━━━ Information supplied

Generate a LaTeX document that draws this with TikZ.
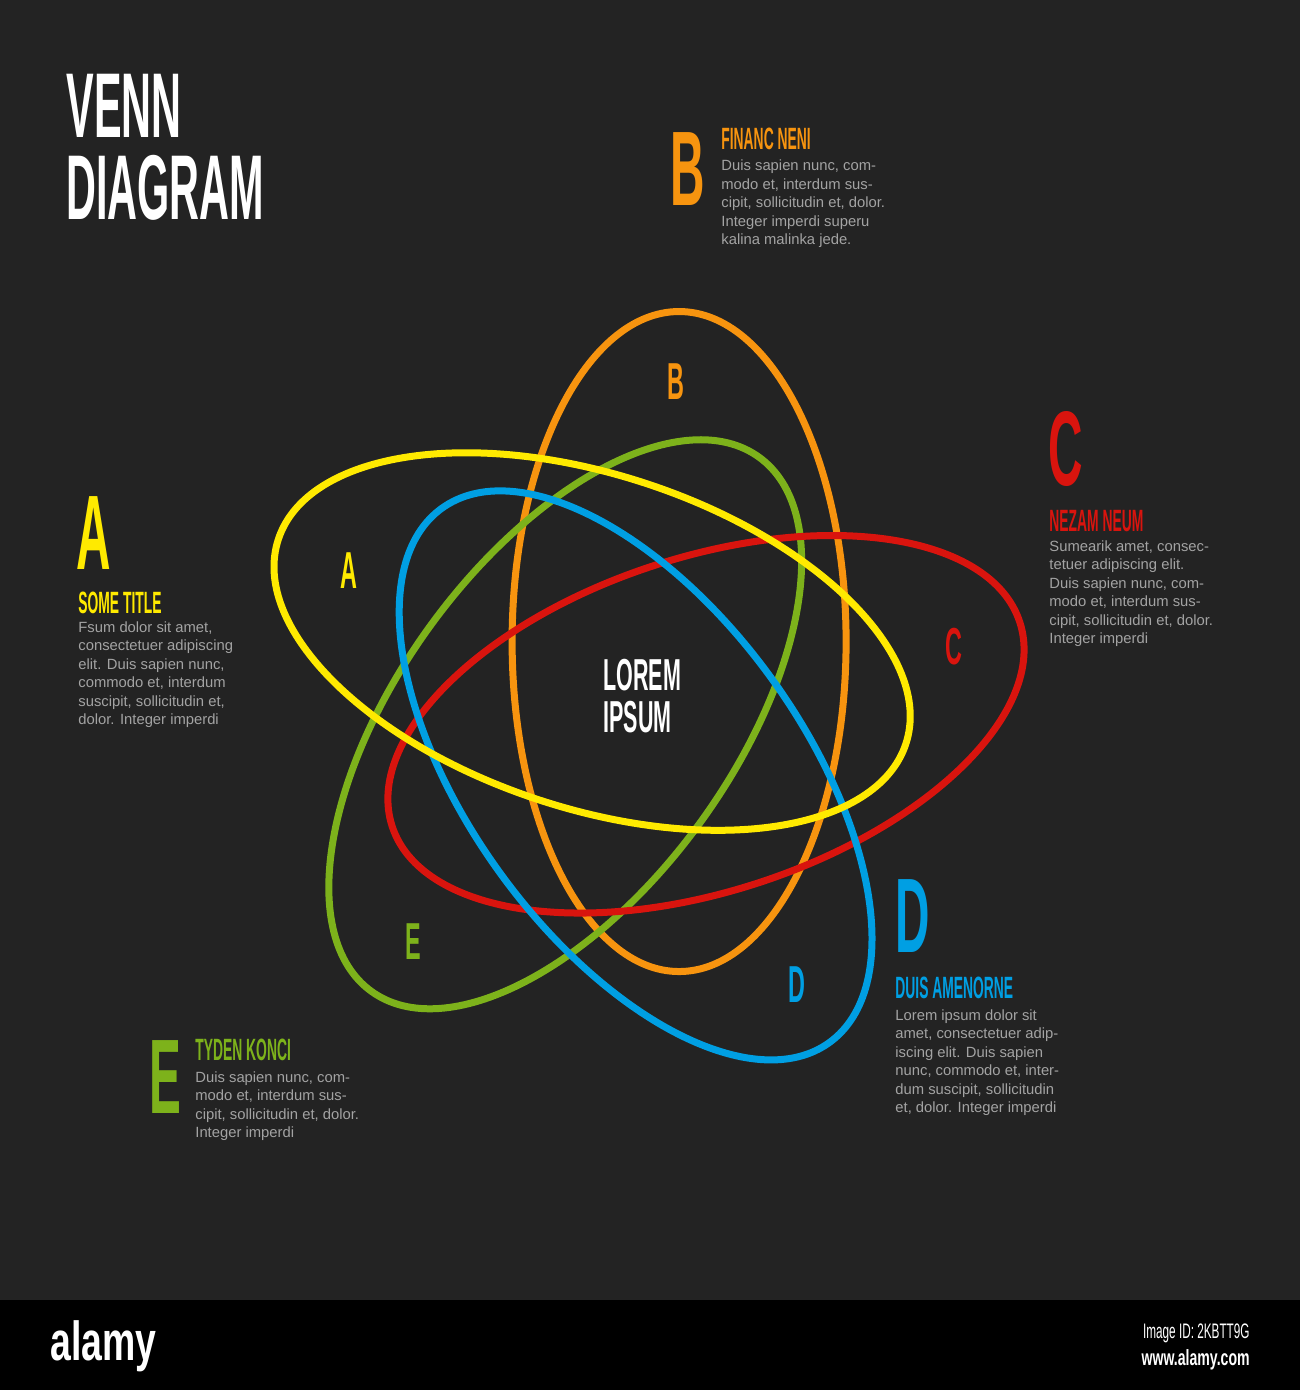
\documentclass[tikz,border=0pt]{standalone}
\usepackage{fontspec}
\setmainfont{Liberation Sans}
\newfontfamily\condfont[FakeStretch=0.45]{Liberation Sans}
\newfontfamily\centerfont[FakeStretch=0.48]{Liberation Sans}
\newfontfamily\logofont[FakeStretch=0.68]{Liberation Sans}
\newfontfamily\idfont[FakeStretch=0.56]{Liberation Sans}
\newfontfamily\wwwfont[FakeStretch=0.64]{Liberation Sans}
\definecolor{bg}{HTML}{232323}
\definecolor{corange}{HTML}{F7940F}
\definecolor{cyellow}{HTML}{FFEA00}
\definecolor{cred}{HTML}{D9140E}
\definecolor{cgreen}{HTML}{7DB21B}
\definecolor{cblue}{HTML}{009FE3}
\definecolor{bodygray}{HTML}{A3A3A3}
\newcommand{\bodytxt}[1]{\parbox[t]{220pt}{\fontsize{7.4}{9.25}\selectfont #1}}
\newcommand{\titletxt}[1]{\parbox[t]{200pt}{\fontsize{46}{41}\selectfont #1}}
\tikzset{
  ring/.style={draw, line width=3.5pt},
  cond/.style={inner sep=0pt, font=\condfont\bfseries\fontsize{#1}{#1}\selectfont},
  body/.style={anchor=base west, inner sep=0pt, text=bodygray},
}
\begin{document}
\begin{tikzpicture}[x=0.5pt,y=0.5pt]
\useasboundingbox (0,0) rectangle (1300,-1390);
\fill[bg] (0,0) rectangle (1300,-1300);
\fill[black] (0,-1300) rectangle (1300,-1390);
\coordinate (O) at (635.6,-701.4);
% rings
\draw[ring,corange,shift={(O)},rotate=54,shift={(74,0)},rotate=36] (0,0) ellipse [x radius=330,y radius=167];
\draw[ring,cgreen,shift={(O)},rotate=198,shift={(74,0)},rotate=36] (0,0) ellipse [x radius=330,y radius=167];
\draw[ring,cred,shift={(O)},rotate=342,shift={(74,0)},rotate=36] (0,0) ellipse [x radius=330,y radius=167];
\draw[ring,cblue,shift={(O)},rotate=270,shift={(74,0)},rotate=36] (0,0) ellipse [x radius=330,y radius=167];
\draw[ring,cyellow,shift={(O)},rotate=126,shift={(74,0)},rotate=36] (0,0) ellipse [x radius=330,y radius=167];
% inner labels
\node[cond=26,text=cyellow] (inA) at (349,-571) {A};
\node[cond=26,text=corange] (inB) at (676,-382) {B};
\node[cond=26,text=cred] (inC) at (954,-647) {C};
\node[cond=26,text=cblue] (inD) at (797,-985) {D};
\node[cond=26,text=cgreen] (inE) at (413,-942) {E};
% centre
\node[inner sep=0pt,text=white,anchor=base west,font=\centerfont\bfseries\fontsize{22.4}{22.4}\selectfont] (lorem) at (603,-690) {LOREM};
\node[inner sep=0pt,text=white,anchor=base west,font=\centerfont\bfseries\fontsize{22.4}{22.4}\selectfont] (ipsum) at (603,-732) {IPSUM};
% title
\node[inner sep=0pt,text=white,anchor=base west,font=\condfont\bfseries] (title) at (66,-138) {\titletxt{VENN\\DIAGRAM}};
% big letters
\node[cond=53,text=cyellow,anchor=base west] (bigA) at (76,-569) {A};
\node[cond=53,text=corange,anchor=base west] (bigB) at (670,-206) {B};
\node[cond=53,text=cred,anchor=base west] (bigC) at (1048,-485) {C};
\node[cond=53,text=cblue,anchor=base west] (bigD) at (895,-952) {D};
\node[cond=53,text=cgreen,anchor=base west] (bigE) at (149,-1113) {E};
% subtitles
\node[cond=15.4,text=cyellow,anchor=base west] (subA) at (78,-613) {SOME TITLE};
\node[cond=15.4,text=corange,anchor=base west] (subB) at (721,-150) {FINANC NENI};
\node[cond=15.4,text=cred,anchor=base west] (subC) at (1049,-531) {NEZAM NEUM};
\node[cond=15.4,text=cblue,anchor=base west] (subD) at (895,-998) {DUIS AMENORNE};
\node[cond=15.4,text=cgreen,anchor=base west] (subE) at (195,-1060) {TYDEN KONCI};
% body texts
\node[body] (txtA) at (78,-632) {\bodytxt{Fsum dolor sit amet,\\consectetuer adipiscing\\elit. Duis sapien nunc,\\commodo et, interdum\\suscipit, sollicitudin et,\\dolor. Integer imperdi}};
\node[body] (txtB) at (721,-171) {\bodytxt{Duis sapien nunc, com-\\modo et, interdum sus-\\cipit, sollicitudin et, dolor.\\Integer imperdi superu\\kalina malinka jede.}};
\node[body] (txtC) at (1049,-551) {\bodytxt{Sumearik amet, consec-\\tetuer adipiscing elit.\\Duis sapien nunc, com-\\modo et, interdum sus-\\cipit, sollicitudin et, dolor.\\Integer imperdi}};
\node[body] (txtD) at (895,-1020) {\bodytxt{Lorem ipsum dolor sit\\amet, consectetuer adip-\\iscing elit. Duis sapien\\nunc, commodo et, inter-\\dum suscipit, sollicitudin\\et, dolor. Integer imperdi}};
\node[body] (txtE) at (195,-1082) {\bodytxt{Duis sapien nunc, com-\\modo et, interdum sus-\\cipit, sollicitudin et, dolor.\\Integer imperdi}};
% bottom bar
\node[inner sep=0pt,anchor=base west,text=white,font=\logofont\bfseries\fontsize{27.5}{27.5}\selectfont] (logo) at (50,-1360) {alamy};
\node[inner sep=0pt,anchor=base east,text=white,font=\idfont\fontsize{10.5}{10.5}\selectfont] (imgid) at (1250,-1338) {Image ID: 2KBTT9G};
\node[inner sep=0pt,anchor=base east,text=white,font=\wwwfont\bfseries\fontsize{11}{11}\selectfont] (www) at (1250,-1365) {www.alamy.com};
\end{tikzpicture}
\end{document}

━━━━━━

=== Description of the task ===
Working from the lines above, reproduce the material exactly and exclude its pictures.

=== Final answer ===
Generate a LaTeX document that draws this with TikZ.
\documentclass[tikz,border=0pt]{standalone}
\usepackage{fontspec}
\setmainfont{Liberation Sans}
\newfontfamily\condfont[FakeStretch=0.45]{Liberation Sans}
\newfontfamily\centerfont[FakeStretch=0.48]{Liberation Sans}
\newfontfamily\logofont[FakeStretch=0.68]{Liberation Sans}
\newfontfamily\idfont[FakeStretch=0.56]{Liberation Sans}
\newfontfamily\wwwfont[FakeStretch=0.64]{Liberation Sans}
\definecolor{bg}{HTML}{232323}
\definecolor{corange}{HTML}{F7940F}
\definecolor{cyellow}{HTML}{FFEA00}
\definecolor{cred}{HTML}{D9140E}
\definecolor{cgreen}{HTML}{7DB21B}
\definecolor{cblue}{HTML}{009FE3}
\definecolor{bodygray}{HTML}{A3A3A3}
\newcommand{\bodytxt}[1]{\parbox[t]{220pt}{\fontsize{7.4}{9.25}\selectfont #1}}
\newcommand{\titletxt}[1]{\parbox[t]{200pt}{\fontsize{46}{41}\selectfont #1}}
\tikzset{
  ring/.style={draw, line width=3.5pt},
  cond/.style={inner sep=0pt, font=\condfont\bfseries\fontsize{#1}{#1}\selectfont},
  body/.style={anchor=base west, inner sep=0pt, text=bodygray},
}
\begin{document}
\begin{tikzpicture}[x=0.5pt,y=0.5pt]
\useasboundingbox (0,0) rectangle (1300,-1390);
\fill[bg] (0,0) rectangle (1300,-1300);
\fill[black] (0,-1300) rectangle (1300,-1390);
\coordinate (O) at (635.6,-701.4);
% rings
\draw[ring,corange,shift={(O)},rotate=54,shift={(74,0)},rotate=36] (0,0) ellipse [x radius=330,y radius=167];
\draw[ring,cgreen,shift={(O)},rotate=198,shift={(74,0)},rotate=36] (0,0) ellipse [x radius=330,y radius=167];
\draw[ring,cred,shift={(O)},rotate=342,shift={(74,0)},rotate=36] (0,0) ellipse [x radius=330,y radius=167];
\draw[ring,cblue,shift={(O)},rotate=270,shift={(74,0)},rotate=36] (0,0) ellipse [x radius=330,y radius=167];
\draw[ring,cyellow,shift={(O)},rotate=126,shift={(74,0)},rotate=36] (0,0) ellipse [x radius=330,y radius=167];
% inner labels
\node[cond=26,text=cyellow] (inA) at (349,-571) {A};
\node[cond=26,text=corange] (inB) at (676,-382) {B};
\node[cond=26,text=cred] (inC) at (954,-647) {C};
\node[cond=26,text=cblue] (inD) at (797,-985) {D};
\node[cond=26,text=cgreen] (inE) at (413,-942) {E};
% centre
\node[inner sep=0pt,text=white,anchor=base west,font=\centerfont\bfseries\fontsize{22.4}{22.4}\selectfont] (lorem) at (603,-690) {LOREM};
\node[inner sep=0pt,text=white,anchor=base west,font=\centerfont\bfseries\fontsize{22.4}{22.4}\selectfont] (ipsum) at (603,-732) {IPSUM};
% title
\node[inner sep=0pt,text=white,anchor=base west,font=\condfont\bfseries] (title) at (66,-138) {\titletxt{VENN\\DIAGRAM}};
% big letters
\node[cond=53,text=cyellow,anchor=base west] (bigA) at (76,-569) {A};
\node[cond=53,text=corange,anchor=base west] (bigB) at (670,-206) {B};
\node[cond=53,text=cred,anchor=base west] (bigC) at (1048,-485) {C};
\node[cond=53,text=cblue,anchor=base west] (bigD) at (895,-952) {D};
\node[cond=53,text=cgreen,anchor=base west] (bigE) at (149,-1113) {E};
% subtitles
\node[cond=15.4,text=cyellow,anchor=base west] (subA) at (78,-613) {SOME TITLE};
\node[cond=15.4,text=corange,anchor=base west] (subB) at (721,-150) {FINANC NENI};
\node[cond=15.4,text=cred,anchor=base west] (subC) at (1049,-531) {NEZAM NEUM};
\node[cond=15.4,text=cblue,anchor=base west] (subD) at (895,-998) {DUIS AMENORNE};
\node[cond=15.4,text=cgreen,anchor=base west] (subE) at (195,-1060) {TYDEN KONCI};
% body texts
\node[body] (txtA) at (78,-632) {\bodytxt{Fsum dolor sit amet,\\consectetuer adipiscing\\elit. Duis sapien nunc,\\commodo et, interdum\\suscipit, sollicitudin et,\\dolor. Integer imperdi}};
\node[body] (txtB) at (721,-171) {\bodytxt{Duis sapien nunc, com-\\modo et, interdum sus-\\cipit, sollicitudin et, dolor.\\Integer imperdi superu\\kalina malinka jede.}};
\node[body] (txtC) at (1049,-551) {\bodytxt{Sumearik amet, consec-\\tetuer adipiscing elit.\\Duis sapien nunc, com-\\modo et, interdum sus-\\cipit, sollicitudin et, dolor.\\Integer imperdi}};
\node[body] (txtD) at (895,-1020) {\bodytxt{Lorem ipsum dolor sit\\amet, consectetuer adip-\\iscing elit. Duis sapien\\nunc, commodo et, inter-\\dum suscipit, sollicitudin\\et, dolor. Integer imperdi}};
\node[body] (txtE) at (195,-1082) {\bodytxt{Duis sapien nunc, com-\\modo et, interdum sus-\\cipit, sollicitudin et, dolor.\\Integer imperdi}};
% bottom bar
\node[inner sep=0pt,anchor=base west,text=white,font=\logofont\bfseries\fontsize{27.5}{27.5}\selectfont] (logo) at (50,-1360) {alamy};
\node[inner sep=0pt,anchor=base east,text=white,font=\idfont\fontsize{10.5}{10.5}\selectfont] (imgid) at (1250,-1338) {Image ID: 2KBTT9G};
\node[inner sep=0pt,anchor=base east,text=white,font=\wwwfont\bfseries\fontsize{11}{11}\selectfont] (www) at (1250,-1365) {www.alamy.com};
\end{tikzpicture}
\end{document}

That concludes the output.